Merekalah kelompok hamba yang dicintai Allah, mereka pantas jika Allah
mencanangkan perang terhadap orang yang memusuhi wali Allah.
Suatu hadits
Qudsi yang diriwayatkan oleh Abu Hurairah Bahwasanya Allah berfirman : "Barang siapa
memusuhi (menyakiti) wali (orang yang setia beribadah pada)Ku, maka sesungguhnya
Aka menyatakan perang terhadapnya.
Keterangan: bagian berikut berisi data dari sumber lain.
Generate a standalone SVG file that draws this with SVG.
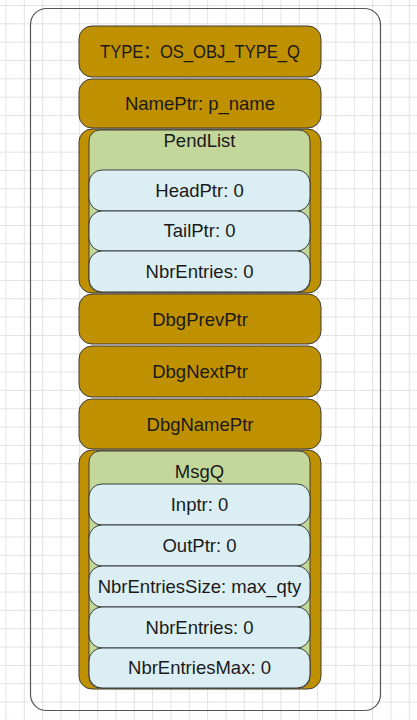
<svg xmlns="http://www.w3.org/2000/svg" width="417" height="720" viewBox="0 0 417 720">
<defs>
<pattern id="grid" x="5.5" y="5" width="18.33" height="18.33" patternUnits="userSpaceOnUse">
<path d="M0 0.5 H18.33 M0.5 0 V18.33" fill="none" stroke="#e2e2e2" stroke-width="1"/>
</pattern>
<style>
.gold{fill:#BF9000;stroke:#3d3d3d;stroke-width:1}
.green{fill:#C4D79B;stroke:#3d3d3d;stroke-width:1}
.blue{fill:#DAEEF3;stroke:#3d3d3d;stroke-width:1}
.t{font-family:"Liberation Sans","Noto Sans CJK SC",sans-serif;font-size:18.5px;fill:#1a1a1a;text-anchor:middle}
</style>
</defs>
<rect width="417" height="720" fill="#ffffff"/>
<rect width="417" height="720" fill="url(#grid)"/>
<rect x="30.5" y="8.5" width="350" height="702" rx="16" fill="none" stroke="#555555" stroke-width="1.2"/>
<g id="connectors"/>
<g id="n_type">
<rect class="gold" x="79" y="26" width="242" height="51" rx="13"/>
<text class="t" x="200" y="58" textLength="200" lengthAdjust="spacingAndGlyphs">TYPE：OS_OBJ_TYPE_Q</text>
</g>
<g id="n_nameptr">
<rect class="gold" x="79" y="79" width="242" height="49" rx="13"/>
<text class="t" x="200" y="110">NamePtr: p_name</text>
</g>
<g id="n_pendlist">
<rect class="gold" x="79" y="129" width="242" height="164" rx="13"/>
<rect class="green" x="89" y="130" width="221" height="162" rx="11"/>
<text class="t" x="199.5" y="147">PendList</text>
<g id="n_headptr">
<rect class="blue" x="89" y="170" width="221" height="41" rx="13"/>
<text class="t" x="199.5" y="197">HeadPtr: 0</text>
</g>
<g id="n_tailptr">
<rect class="blue" x="89" y="211" width="221" height="40" rx="13"/>
<text class="t" x="199.5" y="237">TailPtr: 0</text>
</g>
<g id="n_pend_nbrentries">
<rect class="blue" x="89" y="251" width="221" height="41" rx="13"/>
<text class="t" x="199.5" y="277.5">NbrEntries: 0</text>
</g>
</g>
<g id="n_dbgprevptr">
<rect class="gold" x="79" y="294" width="242" height="50" rx="13"/>
<text class="t" x="200" y="325.5">DbgPrevPtr</text>
</g>
<g id="n_dbgnextptr">
<rect class="gold" x="79" y="346" width="242" height="51" rx="13"/>
<text class="t" x="200" y="378">DbgNextPtr</text>
</g>
<g id="n_dbgnameptr">
<rect class="gold" x="79" y="399" width="242" height="50" rx="13"/>
<text class="t" x="200" y="430.5">DbgNamePtr</text>
</g>
<g id="n_msgq">
<rect class="gold" x="79" y="450" width="242" height="239" rx="13"/>
<rect class="green" x="89" y="451" width="221" height="237" rx="11"/>
<text class="t" x="199.5" y="478">MsgQ</text>
<g id="n_inptr">
<rect class="blue" x="89" y="484" width="221" height="41" rx="13"/>
<text class="t" x="199.5" y="511">Inptr: 0</text>
</g>
<g id="n_outptr">
<rect class="blue" x="89" y="525" width="221" height="41" rx="13"/>
<text class="t" x="199.5" y="552">OutPtr: 0</text>
</g>
<g id="n_nbrentriessize">
<rect class="blue" x="89" y="566" width="221" height="41" rx="13"/>
<text class="t" x="199.5" y="593">NbrEntriesSize: max_qty</text>
</g>
<g id="n_msgq_nbrentries">
<rect class="blue" x="89" y="607" width="221" height="41" rx="13"/>
<text class="t" x="199.5" y="634">NbrEntries: 0</text>
</g>
<g id="n_nbrentriesmax">
<rect class="blue" x="89" y="648" width="221" height="40" rx="13"/>
<text class="t" x="199.5" y="674">NbrEntriesMax: 0</text>
</g>
</g>
</svg>
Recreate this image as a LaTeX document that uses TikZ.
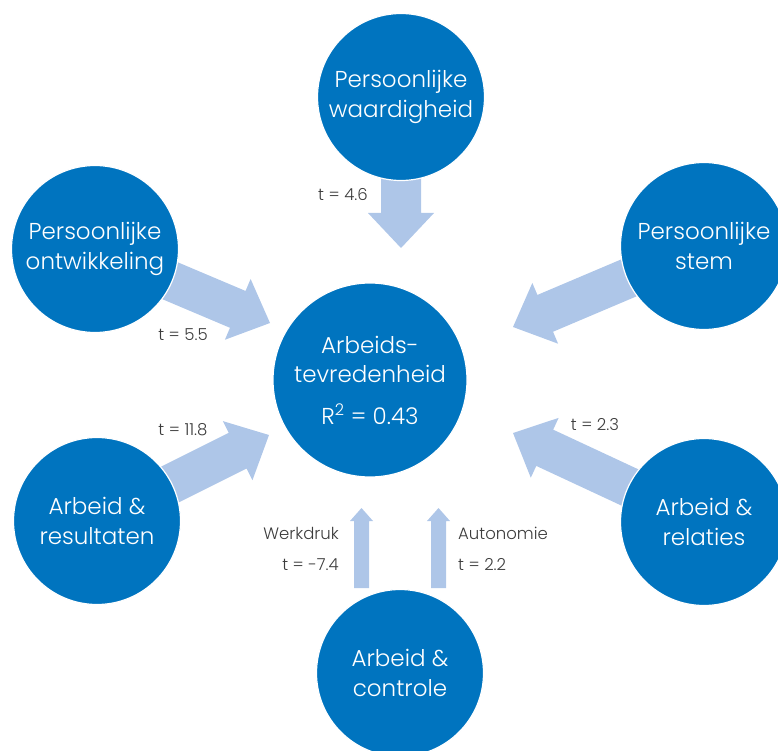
\documentclass[tikz,border=0pt]{standalone}
\usepackage{fontspec}
\setmainfont{Poppins Light}
\usetikzlibrary{calc,backgrounds}
\definecolor{circblue}{HTML}{0074BF}
\definecolor{arrblue}{HTML}{AEC6E8}
\definecolor{labgray}{HTML}{3C3C3C}
% block arrow: tail, tip, half shaft, half head, head length
\newcommand{\fatarrow}[5]{%
  \coordinate (hb) at ($(#2)!#5!(#1)$);
  \fill[arrblue] ($(#1)!#3!90:(#2)$) -- ($(hb)!#3!90:(#2)$) -- ($(hb)!#4!90:(#2)$) -- (#2)
    -- ($(hb)!#4!-90:(#2)$) -- ($(hb)!#3!-90:(#2)$) -- ($(#1)!#3!-90:(#2)$) -- cycle;}

\begin{document}
\begin{tikzpicture}[x=1pt,y=-1pt,
  bub/.style={circle,fill=circblue,draw=white,line width=1.2pt,text=white,align=center,
    inner sep=0pt,minimum size=167pt,font=\fontsize{23}{29.5}\selectfont},
  lab/.style={text=labgray,inner sep=0pt,font=\fontsize{16.5}{18}\selectfont}]
\clip (0,0) rectangle (778,751);
\node[bub,minimum size=194pt] (tev) at (370,380) {Arbeids-\\tevredenheid\\[12pt]R\textsuperscript{2} = 0.43};
\node[bub] (waard) at (401,97) {Persoonlijke\\waardigheid};
\node[bub] (ontw) at (95,249) {Persoonlijke\\ontwikkeling};
\node[bub] (stem) at (704,246) {Persoonlijke\\stem};
\node[bub] (result) at (97,521) {Arbeid \&\\resultaten};
\node[bub] (relat) at (704,522) {Arbeid \&\\relaties};
\node[bub] (contr) at (400,673) {Arbeid \&\\controle};

\begin{pgfonlayer}{background}
\coordinate (waardtip) at (401,248);
\coordinate (ontwtip) at (270,323);
\coordinate (stemtip) at (513,327);
\coordinate (resulttip) at (269,435);
\coordinate (relattip) at (513,433);
\coordinate (wd0) at (361.5,588); \coordinate (wd1) at (361.5,508);
\coordinate (au0) at (438.5,588); \coordinate (au1) at (438.5,508);
\fatarrow{waard.center}{waardtip}{20pt}{33pt}{35pt}
\fatarrow{ontw.center}{ontwtip}{20pt}{33pt}{35pt}
\fatarrow{stem.center}{stemtip}{20pt}{33pt}{35pt}
\fatarrow{result.center}{resulttip}{20pt}{33pt}{35pt}
\fatarrow{relat.center}{relattip}{20pt}{33pt}{35pt}
\fatarrow{wd0}{wd1}{7.5pt}{11.5pt}{13pt}
\fatarrow{au0}{au1}{7.5pt}{11.5pt}{13pt}
\end{pgfonlayer}

\node[lab] (t46) at (343,195) {t = 4.6};
\node[lab] (t55) at (183,335) {t = 5.5};
\node[lab] (t118) at (183,430) {t = 11.8};
\node[lab] (t23) at (595,425) {t = 2.3};
\node[lab,anchor=east] (werk) at (339,533) {Werkdruk};
\node[lab,anchor=east] (t74) at (339,565) {t = -7.4};
\node[lab,anchor=west] (auto) at (458,533) {Autonomie};
\node[lab,anchor=west] (t22) at (458,565) {t = 2.2};
\end{tikzpicture}
\end{document}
Dan tidak ada malan yang lebih kusukai dari
usaha taqarrub dengan amalan fardhu dan sunnah sehingga aku mencintainya,
apabila aku telah mencintainya, aku menjadi pendengarannya, penglihatannya dan
kakinya".[HR. Bukhari]
Jadi si mukmin
yang taqwa, tekun ibadah serta mencintai amalan sunnah adalah wali Allah, tapi
banyak yang terpukau oleh kemanisan lidah seseorang serta piawaian mengolah
kata hingga kekagumannya melahirkan anggapan bahwa yang seperti itulah wali
Allah. Janganlah terjadi pengkultusan yang timbul dari fanatik membuta karena
dikhawatirkan akan meyeret kita ke lingkaran kesyirikan. Wassalam.